— begin Given information —
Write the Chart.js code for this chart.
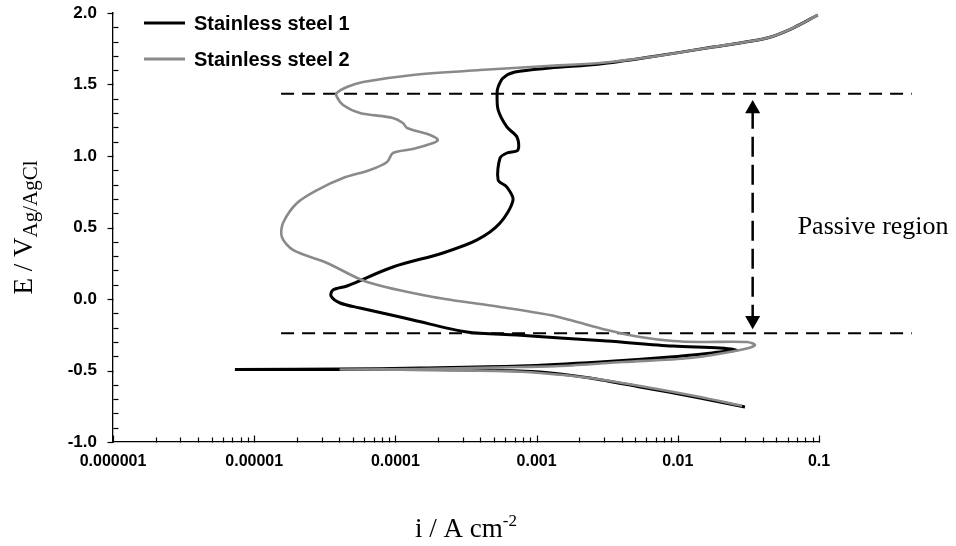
<!DOCTYPE html>
<html lang="en">
<head>
<meta charset="UTF-8">
<title>Polarization curves</title>
<script src="https://cdn.jsdelivr.net/npm/chart.js"></script>
<style>
    html, body { margin: 0; padding: 0; background: #fff; }
</style>
</head>
<body>
<canvas id="myChart" width="956" height="546"></canvas>

<script>
    // stainless steel 1: current density (A/cm2) and potential (V vs Ag/AgCl), in scan order
    const ss1Current = [0.0299, 0.01435, 0.0054, 0.00239, 0.00106, 3.97e-4, 1.08e-4, 4.06e-5, 7.3e-6, 4.06e-5,
        1.49e-4, 7.6e-4, 2.81e-3, 8.81e-3, 0.0199, 0.0262, 0.0199, 9.25e-3, 3.16e-3, 1.47e-3,
        7.26e-4, 3.21e-4, 1.33e-4, 1.08e-4, 5.61e-5, 4.06e-5, 3.5e-5, 3.61e-5, 4.54e-5, 9.6e-5,
        2.17e-4, 3.79e-4, 5.51e-4, 6.81e-4, 6.16e-4, 5.34e-4, 5.51e-4, 6.16e-4, 7.38e-4, 7.26e-4,
        6.16e-4, 5.34e-4, 5.25e-4, 5.34e-4, 5.78e-4, 7.03e-4, 1.24e-3, 2.81e-3, 6.35e-3, 0.01774,
        0.0429, 0.0655, 0.098];
    const ss1Potential = [-0.755, -0.692, -0.615, -0.552, -0.510, -0.497, -0.493, -0.493, -0.493, -0.490,
        -0.483, -0.469, -0.441, -0.406, -0.371, -0.357, -0.343, -0.329, -0.294, -0.273,
        -0.252, -0.231, -0.147, -0.126, -0.063, -0.028, 0.021, 0.063, 0.091, 0.224,
        0.322, 0.413, 0.531, 0.692, 0.783, 0.832, 0.986, 1.021, 1.042, 1.133,
        1.203, 1.322, 1.441, 1.483, 1.545, 1.587, 1.615, 1.643, 1.692, 1.762,
        1.825, 1.895, 1.986];

    // stainless steel 2
    const ss2Current = [0.0285, 0.01435, 0.0054, 0.00239, 0.00106, 5.51e-4, 2.07e-4, 4.1e-5, 1.49e-4, 7.6e-4,
        1.47e-3, 4.09e-3, 0.01219, 0.0276, 0.0352, 0.0309, 0.01435, 9.25e-3, 5.4e-3, 3.16e-3,
        1.73e-3, 1.24e-3, 5.51e-4, 1.85e-4, 6.3e-5, 3.28e-5, 1.88e-5, 1.57e-5, 1.6e-5, 2.01e-5,
        2.79e-5, 4.26e-5, 6.61e-5, 8.73e-5, 9.61e-5, 1.33e-4, 1.85e-4, 2.0e-4, 1.76e-4, 1.21e-4,
        1.13e-4, 9.6e-5, 5.61e-5, 4.26e-5, 3.85e-5, 3.85e-5, 4.54e-5, 5.9e-5, 1.33e-4, 3.97e-4,
        1.19e-3, 2.81e-3, 6.35e-3, 0.01774, 0.0429, 0.0655, 0.098];
    const ss2Potential = [-0.748, -0.685, -0.608, -0.552, -0.517, -0.503, -0.497, -0.493, -0.490, -0.476,
        -0.469, -0.441, -0.413, -0.357, -0.322, -0.301, -0.301, -0.294, -0.266, -0.217,
        -0.147, -0.112, -0.056, 0.014, 0.119, 0.252, 0.343, 0.434, 0.531, 0.671,
        0.762, 0.846, 0.902, 0.958, 1.021, 1.049, 1.091, 1.112, 1.147, 1.196,
        1.231, 1.266, 1.301, 1.357, 1.413, 1.441, 1.483, 1.517, 1.566, 1.601,
        1.629, 1.650, 1.692, 1.762, 1.825, 1.895, 1.986];

    const seriesLabels = ['Stainless steel 1', 'Stainless steel 2'];
    const xTickValues = [1e-6, 1e-5, 1e-4, 1e-3, 1e-2, 1e-1];
    const xTickLabels = ['0.000001', '0.00001', '0.0001', '0.001', '0.01', '0.1'];

    // passive region markers
    const passiveTop = 1.435;
    const passiveBottom = -0.24;
    const markerFrom = 1.55e-5;
    const markerTo = 0.454;
    const arrowCurrent = 0.0339;
    const arrowHeads = [1.33, -0.15];

    function toPoints(xs, ys) {
        return xs.map((x, i) => ({x: x, y: ys[i]}));
    }

    const serif = '"Liberation Serif", "Times New Roman", serif';
    const sans = '"Liberation Sans", Arial, sans-serif';

    const decorations = {
        id: 'decorations',
        afterDraw(chart) {
            const ctx = chart.ctx;
            const xs = chart.scales.x;
            const ys = chart.scales.y;
            const left = Math.round(xs.left) + 0.5;
            const bottom = Math.round(ys.bottom) + 0.5;
            ctx.save();
            ctx.strokeStyle = '#000';
            ctx.lineWidth = 1.2;

            // y ticks: major outside, minor inside
            for (let k = -10; k <= 20; k++) {
                const py = Math.round(ys.getPixelForValue(k / 10)) + 0.5;
                ctx.beginPath();
                if (k % 5 === 0) {
                    ctx.moveTo(left - 6, py);
                    ctx.lineTo(left, py);
                } else {
                    ctx.moveTo(left, py);
                    ctx.lineTo(left + 5, py);
                }
                ctx.stroke();
            }

            // x ticks: decades + 2..9 minors, pointing up
            for (let d = -6; d <= -1; d++) {
                for (let m = 1; m <= 9; m++) {
                    const v = m * Math.pow(10, d);
                    if (v > 0.1000001) continue;
                    const px = Math.round(xs.getPixelForValue(v)) + 0.5;
                    ctx.beginPath();
                    ctx.moveTo(px, bottom);
                    ctx.lineTo(px, bottom - (m === 1 ? 7 : 5));
                    ctx.stroke();
                }
            }

            // legend
            const legendY = [23, 59];
            chart.data.datasets.slice(0, 2).forEach((ds, i) => {
                ctx.strokeStyle = ds.borderColor;
                ctx.lineWidth = 3;
                ctx.beginPath();
                ctx.moveTo(144, legendY[i]);
                ctx.lineTo(185, legendY[i]);
                ctx.stroke();
                ctx.fillStyle = '#000';
                ctx.font = 'bold 20px ' + sans;
                ctx.textBaseline = 'middle';
                ctx.textAlign = 'left';
                ctx.fillText(ds.label, 194, legendY[i] + 1);
            });

            ctx.fillStyle = '#000';
            ctx.textBaseline = 'alphabetic';

            // y title with subscript
            ctx.save();
            ctx.translate(32, (ys.top + ys.bottom) / 2);
            ctx.rotate(-Math.PI / 2);
            ctx.font = '27px ' + serif;
            const main = 'E / V';
            const wMain = ctx.measureText(main).width;
            ctx.font = '21px ' + serif;
            const sub = 'Ag/AgCl';
            const wSub = ctx.measureText(sub).width;
            const start = -(wMain + wSub) / 2;
            ctx.font = '27px ' + serif;
            ctx.fillText(main, start, 0);
            ctx.font = '21px ' + serif;
            ctx.fillText(sub, start + wMain, 5);
            ctx.restore();

            // x title with superscript
            const cx = (xs.left + xs.right) / 2;
            ctx.font = '27px ' + serif;
            const xMain = 'i / A cm';
            const wx = ctx.measureText(xMain).width;
            ctx.font = '17px ' + serif;
            const sup = '-2';
            const wSup = ctx.measureText(sup).width;
            const sx = cx - (wx + wSup) / 2;
            ctx.font = '27px ' + serif;
            ctx.fillText(xMain, sx, 537);
            ctx.font = '17px ' + serif;
            ctx.fillText(sup, sx + wx, 526);

            // passive region label
            ctx.font = '26px ' + serif;
            ctx.textBaseline = 'middle';
            ctx.fillText('Passive region', xs.getPixelForValue(arrowCurrent) + 45, ys.getPixelForValue(0.5));

            ctx.restore();
        }
    };

    const data = {
        datasets: [{
            label: seriesLabels[0],
            data: toPoints(ss1Current, ss1Potential),
            borderColor: '#000000',
            borderWidth: 3,
            pointRadius: 0,
            tension: 0.3,
            order: 2
        }, {
            label: seriesLabels[1],
            data: toPoints(ss2Current, ss2Potential),
            borderColor: '#8a8a8a',
            borderWidth: 2.6,
            pointRadius: 0,
            tension: 0.3,
            order: 1
        }, {
            label: 'upper limit',
            data: [{x: markerFrom, y: passiveTop}, {x: markerTo, y: passiveTop}],
            borderColor: '#000',
            borderWidth: 2,
            borderDash: [13, 8],
            pointRadius: 0,
            clip: false,
            order: 3
        }, {
            label: 'lower limit',
            data: [{x: markerFrom, y: passiveBottom}, {x: markerTo, y: passiveBottom}],
            borderColor: '#000',
            borderWidth: 2,
            borderDash: [13, 8],
            pointRadius: 0,
            clip: false,
            order: 3
        }, {
            label: 'arrow',
            data: [{x: arrowCurrent, y: arrowHeads[0]}, {x: arrowCurrent, y: arrowHeads[1]}],
            borderColor: '#000',
            borderWidth: 2.5,
            borderDash: [20, 8],
            pointStyle: 'triangle',
            pointRadius: 8.7,
            pointRotation: [0, 180],
            pointBackgroundColor: '#000',
            pointBorderColor: '#000',
            pointBorderWidth: 0,
            clip: false,
            order: 3
        }]
    };

    const config = {
        type: 'line',
        data: data,
        options: {
            responsive: false,
            animation: false,
            layout: {padding: {top: 13, right: 137, left: 0, bottom: 0}},
            plugins: {
                legend: {display: false},
                tooltip: {enabled: false}
            },
            scales: {
                x: {
                    type: 'logarithmic',
                    min: 1e-6,
                    max: 0.1,
                    afterBuildTicks: (scale) => {
                        scale.ticks = xTickValues.map(v => ({value: v}));
                    },
                    afterFit: (scale) => {
                        scale.height = 104;
                        scale.paddingLeft = 0;
                        scale.paddingRight = 0;
                    },
                    grid: {display: false, drawTicks: false},
                    border: {display: true, color: '#000', width: 1.3},
                    ticks: {
                        autoSkip: false,
                        maxRotation: 0,
                        padding: 10,
                        color: '#000',
                        font: {family: sans, weight: 'bold', size: 16},
                        callback: (v, i) => xTickLabels[i]
                    }
                },
                y: {
                    type: 'linear',
                    min: -1,
                    max: 2,
                    afterFit: (scale) => {
                        scale.width = 113;
                        scale.paddingTop = 0;
                        scale.paddingBottom = 0;
                    },
                    grid: {display: false, drawTicks: false},
                    border: {display: true, color: '#000', width: 1.3},
                    ticks: {
                        stepSize: 0.5,
                        padding: 16,
                        color: '#000',
                        font: {family: sans, weight: 'bold', size: 17},
                        callback: (v) => v.toFixed(1)
                    }
                }
            }
        },
        plugins: [decorations]
    };

    const myChart = new Chart(document.getElementById('myChart'), config);
</script>
</body>
</html>
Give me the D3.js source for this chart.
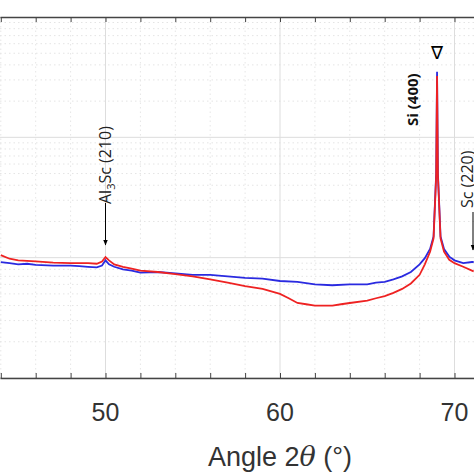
<!DOCTYPE html><html><head><meta charset="utf-8">
<script src="https://cdn.jsdelivr.net/npm/d3@7"></script>
<style>body{margin:0;background:#fff}</style></head><body><svg id="c" width="474" height="474"></svg>
<script>
const blueX=[44,44.5,45,45.5,46,47,48,48.5,49,49.5,49.8,50,50.2,50.5,51,51.5,52,53,54,55,56,57,58,59,60,61,62,63,64,65,65.5,66,66.5,67,67.5,68,68.3,68.6,68.8,68.95,69,69.05,69.2,69.4,69.7,70,70.5,71,71.1];
const blueY=[92,90,88,89,87,86,86,85,84,83,86,95,88,84,80,78,75,76,74,72,72,70,68,67,64,63,60,59,60,60,62,63,66,70,76,88,99,118,150,500,3500,500,150,118,102,95,90,92,92];
const redX=[44,44.5,45,45.5,46,47,48,48.5,49,49.5,49.8,50,50.2,50.5,51,51.5,52,53,54,55,56,57,58,59,60,60.5,61,61.5,62,63,63.5,64,65,65.5,66,66.5,67,67.5,68,68.3,68.6,68.8,68.95,69,69.05,69.2,69.4,69.7,70,70.5,71,71.1];
const redY=[105,98,95,94,93,91,90,90,90,89,93,101,95,88,84,81,78,76,73,70,66,62,58,55,50,46,42,41,40,40,41,42,44,46,48,51,55,61,72,88,112,145,480,3240,480,145,112,96,90,84,78,77];
const xTicks=[50,60,70];

const svg=d3.select("#c");
const T=17,B=378;
const x=d3.scaleLinear().domain([50-105.5/17.45,50+(474-105.5)/17.45]).range([0,474]);
const y=d3.scaleLog().domain([10,10000]).range([B,T]);
const g=svg.append("g");
const minorY=[];for(let d=10;d<10000;d*=10)for(let k=1;k<10;k++)minorY.push(d*k);
const isDec=d=>Math.abs(Math.log10(d)%1)<1e-9;
g.selectAll(".gy").data(minorY).join("line").attr("x1",0).attr("x2",474).attr("y1",d=>y(d)).attr("y2",d=>y(d))
 .attr("stroke",d=>isDec(d)?"#ddd":"#e4e4e4").attr("stroke-dasharray",d=>isDec(d)?null:"1.5,3");
const minorX=d3.range(44,73,2);
g.selectAll(".gx").data(minorX).join("line").attr("x1",d=>x(d)).attr("x2",d=>x(d)).attr("y1",T).attr("y2",B)
 .attr("stroke",d=>d%10===0?"#ddd":"#e6e6e6").attr("stroke-dasharray",d=>d%10===0?null:"1.5,3");
const st=a=>{a.select(".domain").attr("stroke","#444").attr("stroke-width",1.5);a.selectAll("line").attr("stroke","#444");};
g.append("g").attr("transform",`translate(0,${B})`).call(d3.axisBottom(x).tickValues(minorX).tickSize(-5).tickSizeOuter(0).tickFormat("")).call(st);
g.append("g").attr("transform",`translate(0,${T})`).call(d3.axisTop(x).tickValues(minorX).tickSize(-5).tickSizeOuter(0).tickFormat("")).call(st);
g.selectAll(".tl").data(xTicks).join("text").attr("x",d=>x(d)).attr("y",421).attr("text-anchor","middle")
 .attr("font-family","Liberation Sans, Arial").attr("font-size",25).attr("fill","#333").text(d=>d);
const tt=g.append("text").attr("x",280).attr("y",466).attr("text-anchor","middle").attr("font-family","Liberation Sans, Arial").attr("font-size",27).attr("fill","#333");
tt.append("tspan").text("Angle 2");tt.append("tspan").attr("font-style","italic").attr("font-family","DejaVu Serif").text("θ");tt.append("tspan").text(" (°)");
const ln=d3.line().x(d=>x(d[0])).y(d=>y(d[1]));
g.append("path").attr("d",ln(blueX.map((v,i)=>[v,blueY[i]]))).attr("fill","none").attr("stroke","#2a2ae0").attr("stroke-width",1.8);
g.append("path").attr("d",ln(redX.map((v,i)=>[v,redY[i]]))).attr("fill","none").attr("stroke","#ee2222").attr("stroke-width",1.8);
svg.append("defs").append("marker").attr("id","ah").attr("viewBox","0 0 10 10").attr("refX",9).attr("refY",5).attr("markerWidth",6).attr("markerHeight",6).attr("orient","auto")
 .append("path").attr("d","M0,1L10,5L0,9z").attr("fill","#000");
g.append("line").attr("x1",x(50)).attr("x2",x(50)).attr("y1",203).attr("y2",245).attr("stroke","#000").attr("marker-end","url(#ah)");
const al=g.append("text").attr("transform",`translate(${x(50)+5},204) rotate(-90)`).attr("font-family","Open Sans").attr("font-size",16).attr("fill","#222");
al.append("tspan").text("Al");al.append("tspan").attr("dy",4).attr("font-size",11).text("3");al.append("tspan").attr("dy",-4).text("Sc (210)");
g.append("text").attr("transform",`translate(${x(69)-19},126) rotate(-90)`).attr("font-family","Open Sans").attr("font-weight","bold").attr("font-size",15).attr("fill","#111").text("Si (400)");
g.append("text").attr("x",x(69)).attr("y",59).attr("text-anchor","middle").attr("font-size",18).attr("font-family","DejaVu Sans").text("∇");
g.append("text").attr("transform",`translate(${x(71.05)},208) rotate(-90)`).attr("font-family","Open Sans").attr("font-size",16).attr("fill","#222").text("Sc (220)");
g.append("line").attr("x1",473).attr("x2",473).attr("y1",212).attr("y2",250).attr("stroke","#000").attr("marker-end","url(#ah)");
</script></body></html>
— end Given information —
Written problem: Select and copy each line from the data that includes the word "this".

Task result:
Write the Chart.js code for this chart.
Give me the D3.js source for this chart.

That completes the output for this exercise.